Poblano will be on supervised release for 15 years after completing his prison sentence and will be required to register as a sex offender.

Poblano, 25, an enrolled member and resident of Zuni Pueblo, was arrested in August 2012, on an indictment charging him with engaging in a sexual act with a child between 12 and 16 years of age.

The indictment alleged that Poblano committed the crime on June 10, 2012, on the Zuni Pueblo in McKinley County.  Proceedings in the case were delayed during the pendency of competency proceedings, which concluded in October 2014, when the Court found him competent to stand trial. Poblano has remained in federal custody from the time of his arrest.

On July 12, Poblano pled guilty to a felony information charging him with aggravated sexual abuse.  In entering the guilty plea, Poblano admitted that on June 10, 2012, while at a residence on the Zuni Pueblo, he forced the victim to engage in a sexual act.

This case was investigated by the Zuni Pueblo Tribal Police Department.  Assistant U.S. Attorney Kyle T. Nayback prosecuted this case as part of the Tribal Special Assistant U.S. Attorney (Tribal SAUSA) Pilot Project in the District of New Mexico, which is sponsored by the Justice Department’s Office on Violence Against Women under a grant administered by the Pueblo of Laguna.

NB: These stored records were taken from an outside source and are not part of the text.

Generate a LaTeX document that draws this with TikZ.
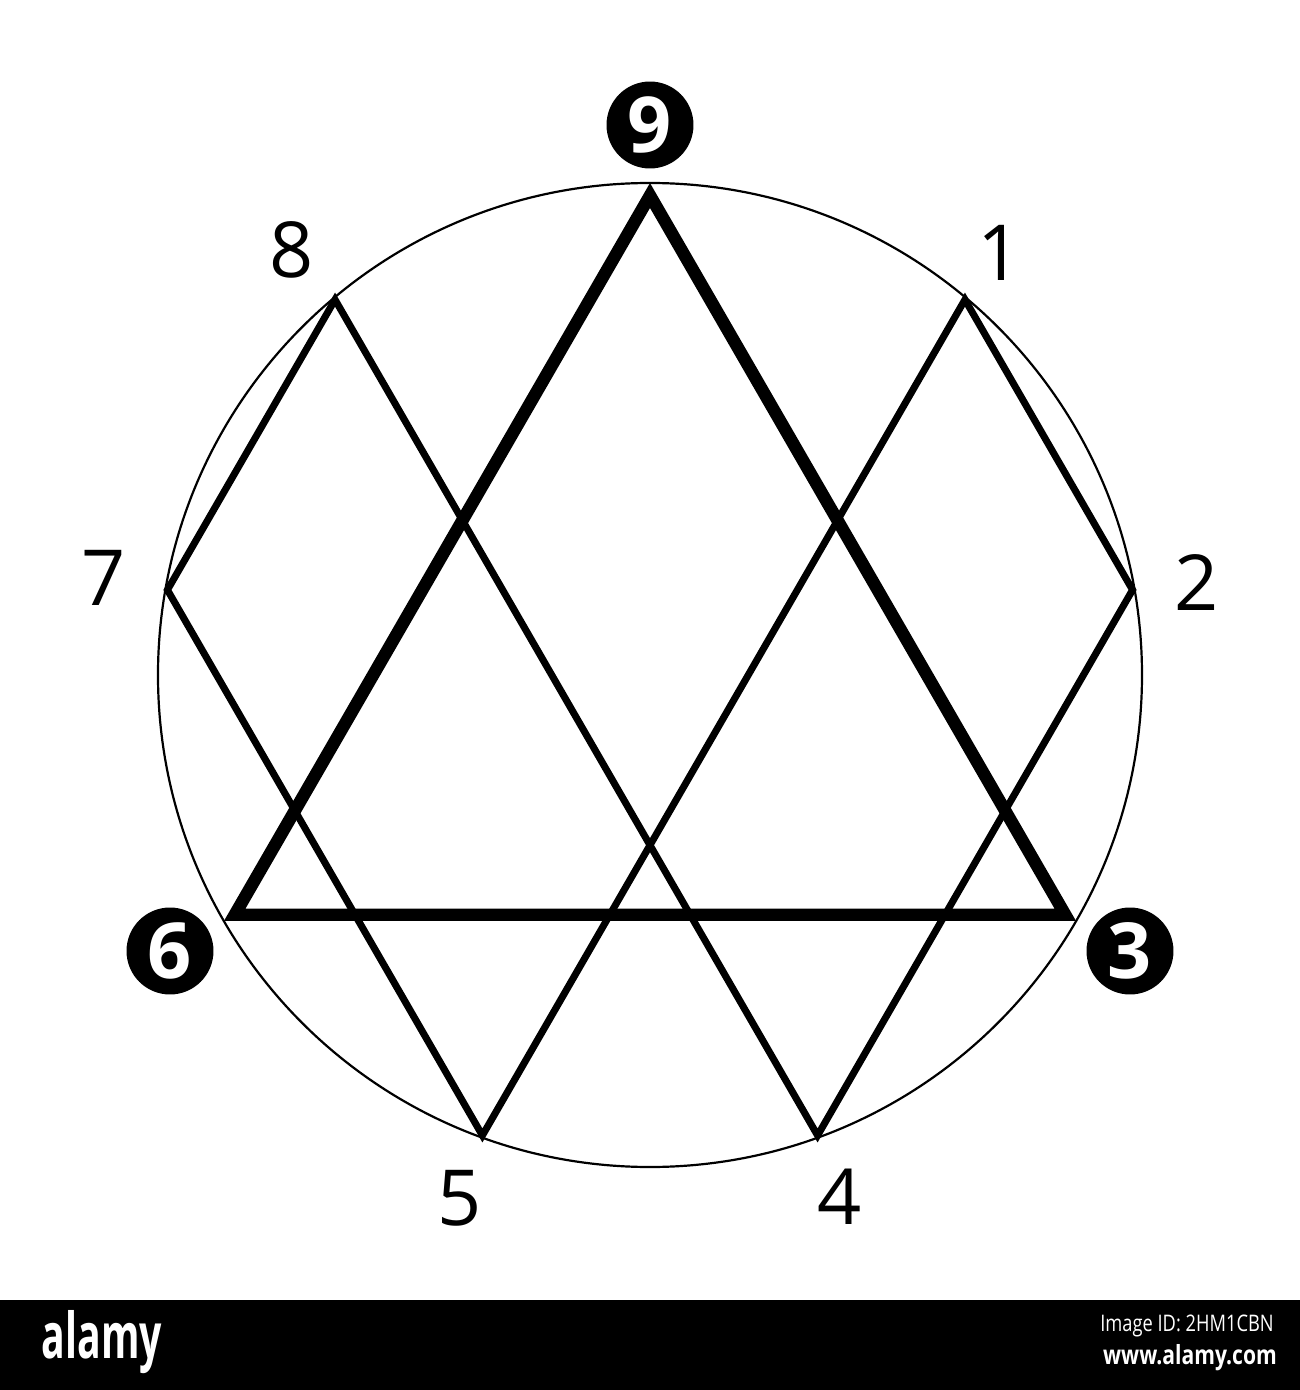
\documentclass[tikz,border=0pt]{standalone}
\usepackage{fontspec}
\setmainfont{Open Sans}
\usepackage{tikz}

\begin{document}
\begin{tikzpicture}[x=0.02cm, y=0.02cm,
    numlabel/.style={font=\fontsize{44}{44}\selectfont, inner sep=0pt},
    keylabel/.style={circle, fill=black, text=white, minimum size=1.74cm, inner sep=0pt,
      font=\fontsize{44}{44}\selectfont\bfseries},
    thinline/.style={line width=4pt, line join=miter},
    thickline/.style={line width=7.1pt, line join=miter}]
    \useasboundingbox (-650,-715) rectangle (650,675);
    % ring
    \draw[line width=1.25pt] (0,0) circle (492);
    % corners of the thick triangle
    \coordinate (t9) at (90:479.5);
    \coordinate (t3) at (-30:479.5);
    \coordinate (t6) at (210:479.5);
    % corners of the thin zigzag
    \foreach \n/\a in {1/50, 2/10, 4/-70, 5/-110, 7/170, 8/130}
        \coordinate (p\n) at (\a:490);
    \draw[thinline] (p8) -- (p7) -- (p5) -- (p1) -- (p2) -- (p4) -- cycle;
    \draw[thickline] (t9) -- (t3) -- (t6) -- cycle;
    % numbers
    \node[keylabel] (n9) at (0,550) {9};
    \node[keylabel] (n3) at (480,-276) {3};
    \node[keylabel] (n6) at (-480,-276) {6};
    \node[numlabel] (n1) at (350,422) {1};
    \node[numlabel] (n2) at (547,92) {2};
    \node[numlabel] (n4) at (190,-522) {4};
    \node[numlabel] (n5) at (-190,-523) {5};
    \node[numlabel] (n7) at (-546,97) {7};
    \node[numlabel] (n8) at (-358,425) {8};
    % bottom band
    \fill[black] (-650,-625) rectangle (650,-715);
    \node[text=white, font=\fontsize{36}{36}\selectfont\bfseries, xscale=0.62, inner sep=0pt] (brand) at (-548,-667) {alamy};
    \node[text=white, font=\fontsize{13}{13}\selectfont, xscale=0.8, inner sep=0pt] (imgid) at (537,-651) {Image ID: 2HM1CBN};
    \node[text=white, font=\fontsize{15}{15}\selectfont\bfseries, xscale=0.8, inner sep=0pt] (site) at (540,-683) {www.alamy.com};
\end{tikzpicture}
\end{document}
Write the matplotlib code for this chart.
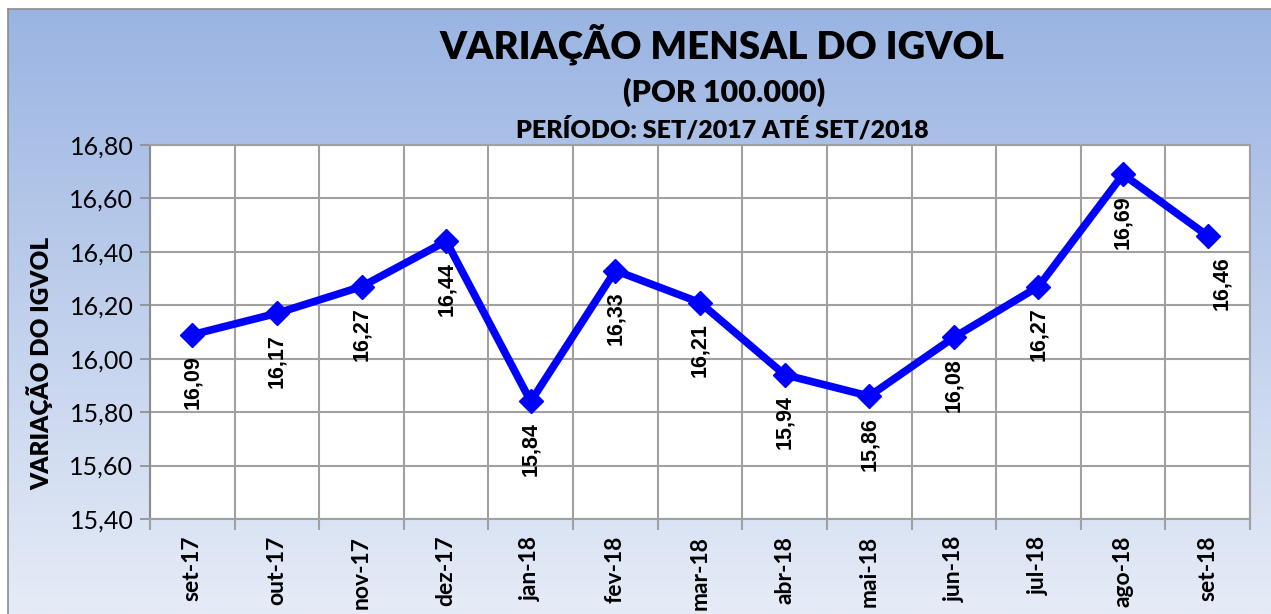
import numpy as np
import matplotlib
matplotlib.use("Agg")
import matplotlib.pyplot as plt
from matplotlib.ticker import FixedLocator, FuncFormatter

months = ["set-17", "out-17", "nov-17", "dez-17", "jan-18", "fev-18", "mar-18",
          "abr-18", "mai-18", "jun-18", "jul-18", "ago-18", "set-18"]
values = [16.09, 16.17, 16.27, 16.44, 15.84, 16.33, 16.21,
          15.94, 15.86, 16.08, 16.27, 16.69, 16.46]
yticks = [15.40, 15.60, 15.80, 16.00, 16.20, 16.40, 16.60, 16.80]
title = "VARIAÇÃO MENSAL DO IGVOL"
subtitle = "(POR 100.000)"
period = "PERÍODO: SET/2017 ATÉ SET/2018"
ylabel = "VARIAÇÃO DO IGVOL"

W, H = 1271, 614
fig = plt.figure(figsize=(W / 100, H / 100), dpi=100)
fig.patch.set_facecolor("white")

# gradient background
bg = fig.add_axes([8 / W, 0, 1 - 8 / W, 1 - 9 / H], zorder=0)
grad = np.linspace(0, 1, 256).reshape(-1, 1)
top = np.array([0x9a, 0xb4, 0xe2]) / 255
bot = np.array([0xe6, 0xec, 0xf7]) / 255
img = top[None, None, :] * (1 - grad[:, :, None]) + bot[None, None, :] * grad[:, :, None]
bg.imshow(img, aspect="auto", extent=[0, 1, 0, 1], origin="upper")
bg.set_xticks([]); bg.set_yticks([])
for s in bg.spines.values():
    s.set_edgecolor("#8c8c8c"); s.set_linewidth(1.2)
bg.spines["right"].set_visible(False)
bg.spines["bottom"].set_visible(False)

ax = fig.add_axes([150 / W, 1 - 519 / H, 1100 / W, (519 - 145) / H], zorder=1)
ax.set_facecolor("white")
x = np.arange(len(months))
ax.set_xlim(-0.5, len(months) - 0.5)
ax.set_ylim(15.40, 16.80)

ax.plot(x, values, color="#0000ff", lw=5.5, marker="D", markersize=12.5,
        markeredgecolor="#0000ff", solid_joinstyle="miter", zorder=3, clip_on=False)

for i, (xi, v) in enumerate(zip(x, values)):
    dx = 10 if i == len(values) - 1 else 0
    ax.annotate(f"{v:.2f}".replace(".", ","), (xi, v), xytext=(dx, -15),
                textcoords="offset points", rotation=90, ha="center", va="top",
                fontsize=15.5, fontweight="bold", family="Liberation Sans", color="black",
                zorder=4)

# grid
ax.yaxis.set_major_locator(FixedLocator(yticks))
ax.yaxis.set_major_formatter(FuncFormatter(lambda v, p: f"{v:.2f}".replace(".", ",")))
ax.set_xticks(x)
ax.set_xticklabels(months, rotation=90, fontsize=16.5, fontweight="bold", family="Lato")
ax.set_xticks(np.arange(-0.5, len(months)), minor=True)
ax.tick_params(axis="x", which="major", length=0, pad=12)
ax.tick_params(axis="x", which="minor", length=8, width=1.5, color="#a0a0a0")
ax.tick_params(axis="y", length=7, width=1.2, color="#8c8c8c", labelsize=18, pad=5)
for lab in ax.get_yticklabels():
    lab.set_family("Lato")
ax.grid(True, which="major", axis="y", color="#a0a0a0", lw=1.5, zorder=0)
ax.grid(True, which="minor", axis="x", color="#a0a0a0", lw=1.5, zorder=0)
for s in ax.spines.values():
    s.set_edgecolor("#a0a0a0"); s.set_linewidth(1.5)
ax.spines["left"].set_edgecolor("#8c8c8c")
ax.set_axisbelow(True)

fig.text(722 / W, 1 - 44 / H, title, ha="center", va="center", fontsize=27.5,
         fontweight="heavy", family="Lato")
fig.text(724 / W, 1 - 92 / H, subtitle, ha="center", va="center", fontsize=22,
         fontweight="heavy", family="Lato")
fig.text(722 / W, 1 - 129 / H, period, ha="center", va="center", fontsize=18,
         fontweight="heavy", family="Lato")
fig.text(40 / W, 1 - 363 / H, ylabel, rotation=90, ha="center", va="center",
         fontsize=17.5, fontweight="heavy", family="Lato")

fig.savefig("out.png", dpi=100)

The Tribal SAUSA Pilot Project seeks to train tribal prosecutors in federal law, procedure and investigative techniques to increase the likelihood that every viable violent offense against Native American women is prosecuted in either federal court or tribal court, or both.

The Tribal SAUSA Pilot Project was largely driven by input gathered from annual tribal consultations on violence against women, and is another step in the Justice Department’s on-going efforts to increase engagement, coordination and action on public safety in tribal communities.

The case also is being prosecuted under Project Safe Childhood, a nationwide initiative launched in May 2006 by the Department of Justice to combat the growing epidemic of child sexual exploitation and abuse.

Led by United States Attorneys’ Offices and DOJ’s Criminal Division’s Child Exploitation and Obscenity Section, Project Safe Childhood marshals federal, state and local resources to better locate, apprehend and prosecute individuals who exploit children via the Internet, as well as to identify and rescue victims.